++++ Data ++++

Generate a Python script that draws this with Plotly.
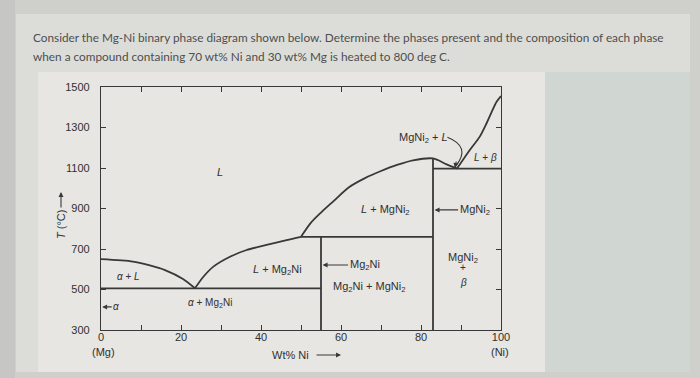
import plotly.graph_objects as go

# ---------------- data ----------------
x_tick_vals = [0, 10, 20, 30, 40, 50, 60, 70, 80, 90, 100]
x_tick_text = ["0", "", "20", "", "40", "", "60", "", "80", "", "100"]
y_tick_vals = [300, 500, 700, 900, 1100, 1300, 1500]
y_tick_text = ["300", "500", "700", "900", "1100", "1300", "1500"]

# liquidus Mg side (alpha + L)
liq_mg_wt = [0, 8, 12, 16, 20.5, 23.5]
liq_mg_T = [650, 638, 620, 596, 552, 506]
# liquidus from eutectic to Mg2Ni peritectic
liq_mg2ni_wt = [23.5, 25.6, 28.1, 32.25, 36.4, 41.4, 46.4, 50]
liq_mg2ni_T = [506, 563, 613, 662, 695, 720, 744, 760]
# liquidus L + MgNi2 (up to congruent maximum and down to eutectic)
liq_mgni2_wt = [50, 52.5, 55, 58, 62, 66, 70, 74, 78, 83, 86.4, 89]
liq_mgni2_T = [760, 830, 880, 934, 1005, 1050, 1085, 1115, 1138, 1147, 1118, 1097]
# liquidus Ni side (L + beta)
liq_ni_wt = [89, 92.2, 94.7, 96.4, 97.7, 98.9, 100]
liq_ni_T = [1097, 1189, 1255, 1321, 1378, 1427, 1455]

# compounds and invariant lines
mg2ni_wt = 55
mgni2_wt = 83
mgni2_melt_T = 1147
eutectic1_T = 506
peritectic_T = 760
peritectic_wt = 50
eutectic2_T = 1097
T_min, T_max = 300, 1500

# ---------------- figure ----------------
W, H = 700, 378
L_PX, R_PX, T_PX, B_PX = 101, 501, 87, 330


def pxx(p):
    return (p - L_PX) / (R_PX - L_PX)


def pxy(p):
    return (B_PX - p) / (B_PX - T_PX)


LINE = "#383838"
TXT = "#303030"
FONT = "Liberation Sans, Arial, sans-serif"

fig = go.Figure()


def add_line(xs, ys, spline=False, width=1.8):
    fig.add_trace(go.Scatter(
        x=xs, y=ys, mode="lines",
        line=dict(color=LINE, width=width, shape="spline" if spline else "linear",
                  smoothing=0.8),
        hoverinfo="skip", showlegend=False))


add_line(liq_mg_wt, liq_mg_T, spline=True)
add_line(liq_mg2ni_wt, liq_mg2ni_T, spline=True)
add_line(liq_mgni2_wt, liq_mgni2_T, spline=True)
add_line(liq_ni_wt, liq_ni_T, spline=True)
add_line([0, mg2ni_wt], [eutectic1_T, eutectic1_T])
add_line([peritectic_wt, mgni2_wt], [peritectic_T, peritectic_T])
add_line([mgni2_wt, 100], [eutectic2_T, eutectic2_T])
add_line([mg2ni_wt, mg2ni_wt], [T_min, peritectic_T])
add_line([mgni2_wt, mgni2_wt], [T_min, mgni2_melt_T])

# ---------------- backgrounds ----------------
shapes = []


def bg(x0, y0, x1, y1, color):
    shapes.append(dict(type="rect", xref="paper", yref="paper",
                       x0=pxx(x0), x1=pxx(x1), y0=pxy(y1), y1=pxy(y0),
                       fillcolor=color, line=dict(width=0), layer="below"))


bg(0, 0, 700, 378, "#cfd0cc")
bg(0, 0, 15, 378, "#c6c7c4")
bg(16, 14, 690, 372, "#dcddd9")
bg(38, 72, 545, 372, "#e7e6e2")
bg(545, 72, 690, 372, "#d0d6d2")

# curved arrow from "MgNi2 + L" to the eutectic
shapes.append(dict(type="path", xref="x", yref="y",
                   path="M 86.6,1252 Q 92.6,1205 88.7,1110",
                   line=dict(color=LINE, width=1.1)))

ann = []


def lab(x, y, text, size=11, **kw):
    d = dict(x=x, y=y, xref="x", yref="y", text=text, showarrow=False,
             xanchor="center", yanchor="middle",
             font=dict(family=FONT, size=size, color=TXT))
    d.update(kw)
    ann.append(d)


def arrow_lab(x, y, text, ax, ay=0, size=11):
    ann.append(dict(x=x, y=y, xref="x", yref="y", text=text, showarrow=True,
                    ax=ax, ay=ay, arrowhead=2, arrowsize=0.9, arrowwidth=1.1,
                    arrowcolor=LINE, standoff=0,
                    font=dict(family=FONT, size=size, color=TXT)))


lab(29.75, 1080, "<i>L</i>")
lab(80.6, 1248, "MgNi<sub>2</sub> + <i>L</i>")
lab(96, 1154, "<i>L</i> + <i>β</i>", size=10)
lab(71, 893, "<i>L</i> + MgNi<sub>2</sub>")
arrow_lab(83.4, 893, "MgNi<sub>2</sub>", ax=40)
lab(6.75, 562, "<i>α</i> + <i>L</i>", size=10)
lab(44, 596, "<i>L</i> + Mg<sub>2</sub>Ni")
arrow_lab(55.4, 621, "Mg<sub>2</sub>Ni", ax=42)
lab(66.9, 514, "Mg<sub>2</sub>Ni + MgNi<sub>2</sub>")
lab(27.25, 435, "<i>α</i> + Mg<sub>2</sub>Ni", size=10)
arrow_lab(0.3, 414, "<i>α</i>", ax=14, size=10)
lab(90.5, 656, "MgNi<sub>2</sub>")
lab(90.5, 607, "+", size=10)
lab(90.5, 536, "<i>β</i>", size=10)
arrow_lab(100.3, 736, "<i>β</i>", ax=22, size=10)
# arrowhead of curved arrow
ann.append(dict(x=88.5, y=1100, xref="x", yref="y", text="", showarrow=True,
                ax=1.5, ay=-8, arrowhead=2, arrowsize=0.9, arrowwidth=1.1,
                arrowcolor=LINE, standoff=0))


def plab(x, y, text, size=11, family=FONT, color=TXT, xanchor="center", **kw):
    d = dict(x=pxx(x), y=pxy(y), xref="paper", yref="paper", text=text,
             showarrow=False, xanchor=xanchor, yanchor="middle",
             font=dict(family=family, size=size, color=color))
    d.update(kw)
    ann.append(d)


QF = "Lato, Open Sans, sans-serif"
plab(31, 37, "Consider the Mg-Ni binary phase diagram shown below. Determine the phases present and the composition of each phase",
     size=11.8, family=QF, color="#4e4e4e", xanchor="left")
plab(31, 56, "when a compound containing 70 wt% Ni and 30 wt% Mg is heated to 800 deg C.",
     size=11.8, family=QF, color="#4e4e4e", xanchor="left")

plab(61, 225, "<i>T</i> (°C)", textangle=-90)
ann.append(dict(x=pxx(61), y=pxy(192), xref="paper", yref="paper", text="",
                showarrow=True, ax=0, ay=17, arrowhead=2, arrowsize=0.9,
                arrowwidth=1.1, arrowcolor=LINE, standoff=0))
plab(290, 355, "Wt% Ni")
ann.append(dict(x=pxx(341), y=pxy(355), xref="paper", yref="paper", text="",
                showarrow=True, ax=-26, ay=0, arrowhead=2, arrowsize=0.9,
                arrowwidth=1.1, arrowcolor=LINE, standoff=0))
plab(103, 352, "(Mg)")
plab(500, 351.5, "(Ni)")

fig.update_layout(
    width=W, height=H,
    margin=dict(l=L_PX, r=W - R_PX, t=T_PX, b=H - B_PX),
    paper_bgcolor="#cfd0cc", plot_bgcolor="rgba(0,0,0,0)",
    shapes=shapes, annotations=ann, showlegend=False,
    xaxis=dict(range=[0, 100], tickvals=x_tick_vals, ticktext=x_tick_text,
               ticks="inside", ticklen=5, tickwidth=1, tickcolor=LINE,
               showline=True, linecolor=LINE, linewidth=1.3, mirror="ticks",
               showgrid=False, zeroline=False, ticklabelstandoff=-3,
               tickfont=dict(family=FONT, size=11, color=TXT)),
    yaxis=dict(range=[T_min, T_max], tickvals=y_tick_vals, ticktext=y_tick_text,
               ticks="inside", ticklen=5, tickwidth=1, tickcolor=LINE,
               showline=True, linecolor=LINE, linewidth=1.3, mirror="ticks",
               showgrid=False, zeroline=False, ticklabelstandoff=8,
               tickfont=dict(family=FONT, size=11, color=TXT)),
)

fig.write_html("out.html",
               config={"displayModeBar": False},
               post_script="document.body.style.margin='0';"
                           "document.body.style.overflow='hidden';")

++++

Everything from the first line to the line with "liq_ni_T = [1097, 1189, 1255, 1321, 1378, 1427, 1455]" must be repeated exactly, and nothing else. Leave the pictures out.

Generate a Python script that draws this with Plotly.
import plotly.graph_objects as go

# ---------------- data ----------------
x_tick_vals = [0, 10, 20, 30, 40, 50, 60, 70, 80, 90, 100]
x_tick_text = ["0", "", "20", "", "40", "", "60", "", "80", "", "100"]
y_tick_vals = [300, 500, 700, 900, 1100, 1300, 1500]
y_tick_text = ["300", "500", "700", "900", "1100", "1300", "1500"]

# liquidus Mg side (alpha + L)
liq_mg_wt = [0, 8, 12, 16, 20.5, 23.5]
liq_mg_T = [650, 638, 620, 596, 552, 506]
# liquidus from eutectic to Mg2Ni peritectic
liq_mg2ni_wt = [23.5, 25.6, 28.1, 32.25, 36.4, 41.4, 46.4, 50]
liq_mg2ni_T = [506, 563, 613, 662, 695, 720, 744, 760]
# liquidus L + MgNi2 (up to congruent maximum and down to eutectic)
liq_mgni2_wt = [50, 52.5, 55, 58, 62, 66, 70, 74, 78, 83, 86.4, 89]
liq_mgni2_T = [760, 830, 880, 934, 1005, 1050, 1085, 1115, 1138, 1147, 1118, 1097]
# liquidus Ni side (L + beta)
liq_ni_wt = [89, 92.2, 94.7, 96.4, 97.7, 98.9, 100]
liq_ni_T = [1097, 1189, 1255, 1321, 1378, 1427, 1455]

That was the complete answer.